[Charts and diagrams as code]

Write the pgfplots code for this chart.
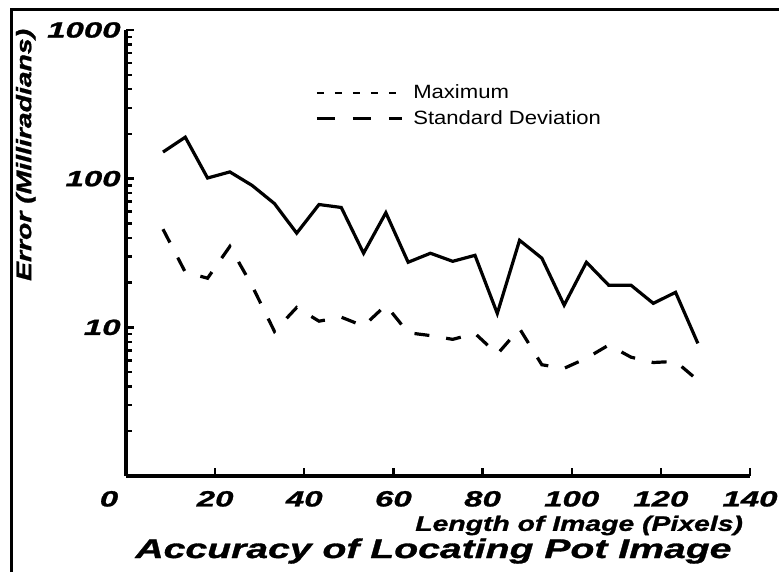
\documentclass[border=0pt]{standalone}
\usepackage{fontspec}
\setmainfont{Liberation Sans}
\newfontfamily\bwfont[FakeStretch=1.35, BoldItalicFeatures={FakeBold=1.2}]{Liberation Sans}
\newfontfamily\tkfont[FakeStretch=1.5, BoldItalicFeatures={FakeBold=1.2}]{Liberation Sans}
\newfontfamily\ttlfont[FakeStretch=1.45, BoldItalicFeatures={FakeBold=1.2}]{Liberation Sans}
\newfontfamily\legfont[FakeStretch=1.15]{Liberation Sans}
\usepackage{pgfplots}
\pgfplotsset{compat=1.18}
\newcommand\labfont{\bwfont\bfseries\itshape\fontsize{10.5}{12}\selectfont}
\newcommand\tickfont{\tkfont\bfseries\itshape\fontsize{11}{13}\selectfont}

\pgfplotstableread{
x y
8.3 151
13.3 190
18.3 101
23.3 111
28.3 90
33.3 68
38.3 43
43.3 67
48.3 64
53.3 31.5
58.3 59
63.3 27.4
68.3 31.5
73.3 27.8
78.3 30.5
83.3 12.4
88.3 38.5
93.3 29.2
98.3 14.1
103.3 27.4
108.3 19.2
113.3 19.2
118.3 14.5
123.3 17.2
128.3 7.8
}\maxdata

\pgfplotstableread{
x y
8.3 45.7
13.3 23.5
18.3 21.4
23.3 35
28.3 19
33.3 9.4
38.3 13.6
43.3 11.0
48.3 11.7
53.3 10.2
58.3 14.1
63.3 9.2
68.3 8.8
73.3 8.3
78.3 9.1
83.3 6.6
88.3 9.8
93.3 5.6
98.3 5.3
103.3 6.2
108.3 7.6
113.3 6.3
118.3 5.8
123.3 5.9
128.3 4.4
}\sddata

\begin{document}
\begin{tikzpicture}
\useasboundingbox (-63pt,-48pt) rectangle (326.5pt,238pt);
\draw[line width=1.5pt] (-57pt,-48pt) -- (-57pt,233pt) -- (326.5pt,233pt);
\begin{axis}[
  at={(0,0)}, anchor=south west,
  scale only axis, width=312pt, height=223pt,
  xmin=0, xmax=140, ymin=1, ymax=1000, ymode=log,
  axis x line*=bottom, axis y line*=left,
  axis line style={line width=1.8pt},
  xtick={0,20,...,140},
  xticklabels={0\hspace*{17pt},20,40,60,80,100,120,140},
  ytick={10,100,1000}, yticklabels={10,100,1000},
  minor ytick={2,3,4,5,6,7,8,9,20,30,40,50,60,70,80,90,200,300,400,500,600,700,800,900},
  tick align=inside,
  major tick length=4pt, minor tick length=3pt,
  every tick/.style={line width=1.2pt, black},
  tick label style={font=\tickfont},
  /pgf/number format/assume math mode=true,
  xticklabel style={yshift=-4pt},
  yticklabel style={inner sep=2.5pt},
  xlabel={Length of Image (Pixels)},
  xlabel style={at={(rel axis cs:1,-0.123)}, anchor=base east, font=\labfont},
  ylabel={Error (Milliradians)},
  ylabel style={at={(rel axis cs:-0.152,0.72)}, anchor=base, font=\labfont},
  legend style={at={(rel axis cs:0.303,0.885)}, anchor=north west, draw=none, fill=none,
    font=\legfont\fontsize{9.6}{11.5}\selectfont, row sep=1.3pt, inner sep=0pt,
    nodes={inner sep=1.5pt},
    /tikz/every odd column/.append style={column sep=3.5pt}},
  legend cell align=left,
  legend image code/.code={\draw[#1] (0pt,0pt) -- (42.5pt,0pt);},
]
\addplot[line width=1.6pt, forget plot] table {\maxdata};
\addplot[line width=1.6pt, dash pattern=on 7.5pt off 8.5pt, forget plot] table {\sddata};
\addlegendimage{line width=1pt, dash pattern=on 3.5pt off 5.5pt}
\addlegendentry{Maximum}
\addlegendimage{line width=1.4pt, dash pattern=on 9pt off 9pt}
\addlegendentry{Standard Deviation}
\end{axis}
\node[anchor=base west, inner sep=0pt, font=\ttlfont\bfseries\itshape\fontsize{13.5}{15}\selectfont] at (4.5pt,-41pt) {Accuracy of Locating Pot Image};
\end{tikzpicture}
\end{document}
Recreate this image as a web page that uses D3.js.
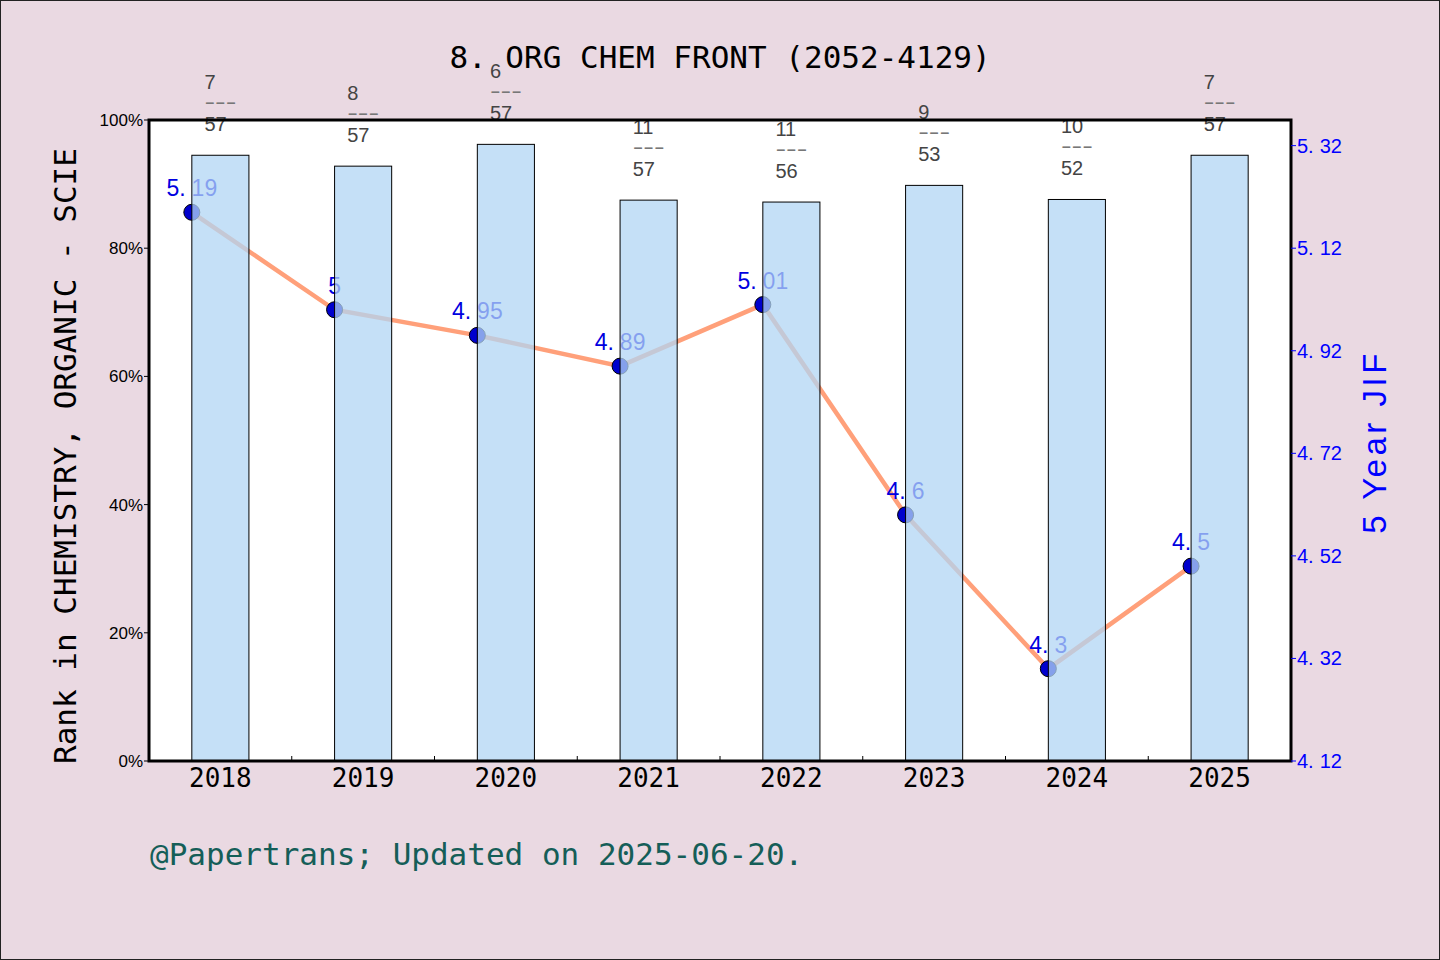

■ **STATED EXERCISE**:
Each entry must be retyped word for word, with every image omitted.

■ **WORKED SOLUTION**:
Write the pgfplots code for this chart.
\documentclass[border=0pt]{standalone}
\usepackage{fontspec}
\setmainfont{Liberation Sans}
\newfontfamily\bwfont[FakeStretch=1.35, BoldItalicFeatures={FakeBold=1.2}]{Liberation Sans}
\newfontfamily\tkfont[FakeStretch=1.5, BoldItalicFeatures={FakeBold=1.2}]{Liberation Sans}
\newfontfamily\ttlfont[FakeStretch=1.45, BoldItalicFeatures={FakeBold=1.2}]{Liberation Sans}
\newfontfamily\legfont[FakeStretch=1.15]{Liberation Sans}
\usepackage{pgfplots}
\pgfplotsset{compat=1.18}
\newcommand\labfont{\bwfont\bfseries\itshape\fontsize{10.5}{12}\selectfont}
\newcommand\tickfont{\tkfont\bfseries\itshape\fontsize{11}{13}\selectfont}

\pgfplotstableread{
x y
8.3 151
13.3 190
18.3 101
23.3 111
28.3 90
33.3 68
38.3 43
43.3 67
48.3 64
53.3 31.5
58.3 59
63.3 27.4
68.3 31.5
73.3 27.8
78.3 30.5
83.3 12.4
88.3 38.5
93.3 29.2
98.3 14.1
103.3 27.4
108.3 19.2
113.3 19.2
118.3 14.5
123.3 17.2
128.3 7.8
}\maxdata

\pgfplotstableread{
x y
8.3 45.7
13.3 23.5
18.3 21.4
23.3 35
28.3 19
33.3 9.4
38.3 13.6
43.3 11.0
48.3 11.7
53.3 10.2
58.3 14.1
63.3 9.2
68.3 8.8
73.3 8.3
78.3 9.1
83.3 6.6
88.3 9.8
93.3 5.6
98.3 5.3
103.3 6.2
108.3 7.6
113.3 6.3
118.3 5.8
123.3 5.9
128.3 4.4
}\sddata

\begin{document}
\begin{tikzpicture}
\useasboundingbox (-63pt,-48pt) rectangle (326.5pt,238pt);
\draw[line width=1.5pt] (-57pt,-48pt) -- (-57pt,233pt) -- (326.5pt,233pt);
\begin{axis}[
  at={(0,0)}, anchor=south west,
  scale only axis, width=312pt, height=223pt,
  xmin=0, xmax=140, ymin=1, ymax=1000, ymode=log,
  axis x line*=bottom, axis y line*=left,
  axis line style={line width=1.8pt},
  xtick={0,20,...,140},
  xticklabels={0\hspace*{17pt},20,40,60,80,100,120,140},
  ytick={10,100,1000}, yticklabels={10,100,1000},
  minor ytick={2,3,4,5,6,7,8,9,20,30,40,50,60,70,80,90,200,300,400,500,600,700,800,900},
  tick align=inside,
  major tick length=4pt, minor tick length=3pt,
  every tick/.style={line width=1.2pt, black},
  tick label style={font=\tickfont},
  /pgf/number format/assume math mode=true,
  xticklabel style={yshift=-4pt},
  yticklabel style={inner sep=2.5pt},
  xlabel={Length of Image (Pixels)},
  xlabel style={at={(rel axis cs:1,-0.123)}, anchor=base east, font=\labfont},
  ylabel={Error (Milliradians)},
  ylabel style={at={(rel axis cs:-0.152,0.72)}, anchor=base, font=\labfont},
  legend style={at={(rel axis cs:0.303,0.885)}, anchor=north west, draw=none, fill=none,
    font=\legfont\fontsize{9.6}{11.5}\selectfont, row sep=1.3pt, inner sep=0pt,
    nodes={inner sep=1.5pt},
    /tikz/every odd column/.append style={column sep=3.5pt}},
  legend cell align=left,
  legend image code/.code={\draw[#1] (0pt,0pt) -- (42.5pt,0pt);},
]
\addplot[line width=1.6pt, forget plot] table {\maxdata};
\addplot[line width=1.6pt, dash pattern=on 7.5pt off 8.5pt, forget plot] table {\sddata};
\addlegendimage{line width=1pt, dash pattern=on 3.5pt off 5.5pt}
\addlegendentry{Maximum}
\addlegendimage{line width=1.4pt, dash pattern=on 9pt off 9pt}
\addlegendentry{Standard Deviation}
\end{axis}
\node[anchor=base west, inner sep=0pt, font=\ttlfont\bfseries\itshape\fontsize{13.5}{15}\selectfont] at (4.5pt,-41pt) {Accuracy of Locating Pot Image};
\end{tikzpicture}
\end{document}
Recreate this image as a web page that uses D3.js.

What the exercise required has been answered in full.